Tortious Interference with Contract
The court evaluated Indeck’s claims of tortious interference with contract and concluded that these claims were unviable. The court highlighted that the Mission Entities' consent was a necessary condition for Norweb to transfer its partnership interests. Because the Mission Entities had already decided on Calpine as the designated purchaser before Indeck finalized their purchase proposal, there were no actionable contractual rights that could have been interfered with by Calpine. The court reiterated that without the Mission Entities' consent, there was no enforceable contract between Indeck and Norweb, thus affirming the circuit court's dismissal of the tortious interference claims against Calpine.
Breach of Warranty Claims
The court found that material issues of fact existed regarding the breach of warranties made by Norweb in the purchase agreements. Indeck argued that Norweb failed to meet its obligations to inquire about the representations made regarding "seller's knowledge" and the warranties stipulated in the agreements.
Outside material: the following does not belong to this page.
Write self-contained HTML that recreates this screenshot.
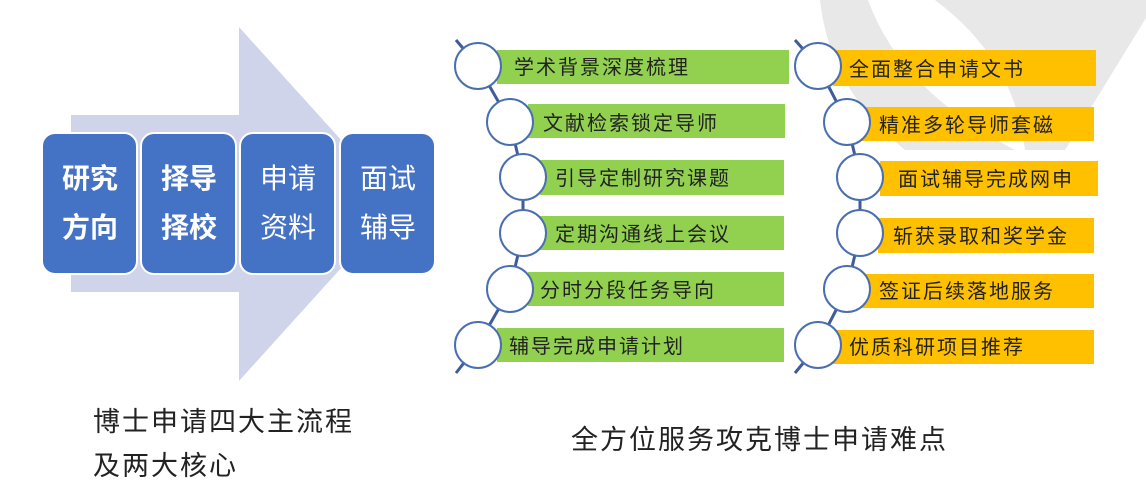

The court noted that there were legitimate questions about whether Norweb fulfilled its duty to investigate and whether the warranties were indeed breached, particularly as the Mission Entities had not provided complete information regarding their rights. Consequently, the court reversed the summary judgment on these breach of warranty claims, allowing them to proceed to trial for further examination and resolution.
Civil Conspiracy Claims
Finally, the court addressed the civil conspiracy claims and determined that the dismissal was warranted due to the lack of a viable underlying tort. The court explained that for a conspiracy claim to be valid, there must be an underlying tort that was committed in furtherance of the conspiracy, which was not established in this case. Indeck's assertions failed to demonstrate specific facts that constituted an agreement between Calpine and the Mission Entities or any tortious act in support of such an agreement. As a result, the court affirmed the dismissal of the civil conspiracy claims, concluding that without a substantiated tort, the conspiracy claim could not stand.